National Bank wants to lease HQ tower to boost income
Cenbank writes govt requesting special facilities
Highlights:
- National Bank seeks approval to lease headquarters Tower-2 commercially
- Bank aims to create income amid severe financial difficulties
- Current banking law prohibits rental income from headquarters properties
- Central bank recommended legal exemption supporting restructuring and stability efforts
- Construction progresses slowly; Tower-2 completed structurally but unfinished
- National Bank faces huge bad loans, deficits, and governance failures
First-generation private lender National Bank has formally sought government approval to commercially lease one of the two towers of its under-construction headquarters in Dhaka's Panthapath, aiming to generate a new source of income as it struggles with mounting financial stress.
The bank has written to the Bangladesh Bank, seeking permission to lease Tower-2 of its proposed "NBL Twin Tower" complex in June, arguing that using both towers solely for its own operations would not be financially viable after completion, officials familiar with the matter said.
A National Bank director confirmed the development to The Business Standard.
Under the Bank Company Act, banks may own properties necessary for their operations but are not allowed to earn income by commercially leasing office buildings constructed for their own use.
Considering the bank's weak financial condition, on June 29 Bangladesh Bank recommended that the government exempt the lender from the relevant provision of the law, according to a senior finance ministry official.
In its recommendation, the central bank said the headquarters project was originally approved on the condition that it would be used exclusively for the bank's operations. However, as the lender is now undergoing financial restructuring, its board has proposed leasing Tower-2 to create a sustainable source of non-funded income, improve returns on fixed assets and strengthen its balance sheet.
The central bank also noted that allowing the proposal could support the bank's ongoing reform efforts, including board restructuring, liquidity support and measures to restore financial stability and depositor confidence.
National Bank has also exceeded the legal ceiling on fixed assets.

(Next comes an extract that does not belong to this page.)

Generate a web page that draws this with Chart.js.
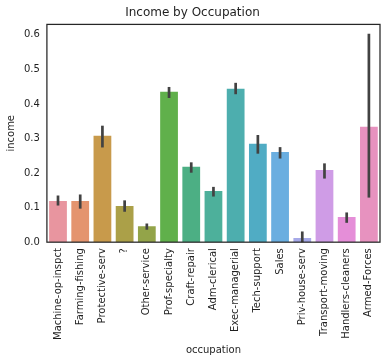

Under the Bank Company Act, a bank's investment in fixed assets cannot exceed 30% of its capital base.
Construction progressing slowly
Rajdhani Unnayan Kartripakkha approved the twin-tower project in December 2013 on a 64-katha plot in Panthapath. The complex consists of two 12-storey towers with three basement floors. South Korea's Heerim designed the project, while Donga and local firm MS Construction were appointed to build it.

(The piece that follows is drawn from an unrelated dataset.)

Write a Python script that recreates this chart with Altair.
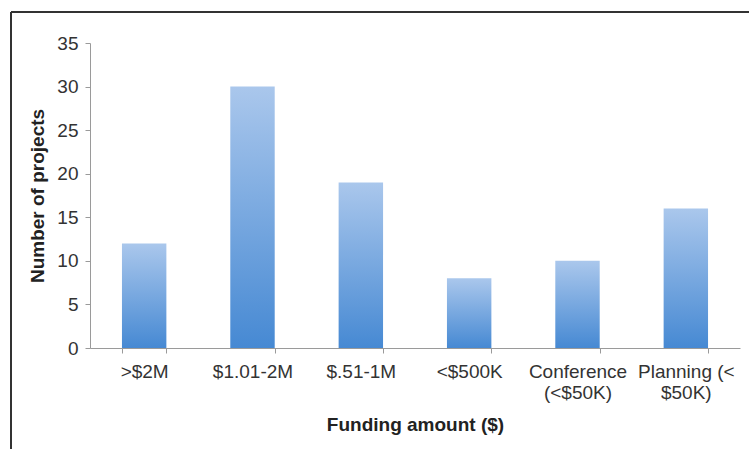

A visit by TBS Reporter found that construction of Tower-1, intended to serve as the bank's headquarters, is progressing slowly because funds are being released in phases.
Tower-2 has already been structurally completed, but finishing work has remained suspended.
Experts oppose legal exemption
A senior Bangladesh Bank official said the existing law does not permit banks to generate rental income from office buildings constructed for their own use.
"The Bank Company Act clearly defines the scope of banking business. Commercially leasing a headquarters building is not allowed under the current legal framework," the official said.
Dr Toufic Ahmad Choudhury, former director general of the Bangladesh Institute of Bank Management, said granting such an exemption would be inappropriate.
"The bank has suffered serious governance failures and its financial condition has deteriorated significantly. The law does not envisage banks earning income through commercial property leasing, and approving such a request would set an undesirable precedent," he said.
Financial condition deteriorates
National Bank remains one of the country's weakest banks.
According to the central bank data as of March, 56.44% of its total loans, worth around Tk24,000 crore, were classified as non-performing, with most categorised as bad loans.
The bank is also facing a provision shortfall of nearly Tk20,000 crore.
As of December 2025, its capital deficit exceeded Tk9,000 crore, while its capital to risk-weighted assets ratio stood at negative 6.11%, well below the regulatory minimum of 12.5%.
A senior official of the bank attributed the crisis to years of poor governance and large-scale loan irregularities.
According to the official, influential business groups, including those linked to the Sikder Group, borrowed heavily from the bank over the years, but much of the money was never recovered. The resulting surge in default loans gradually created severe provisioning and capital shortages, pushing the bank into its current financial distress.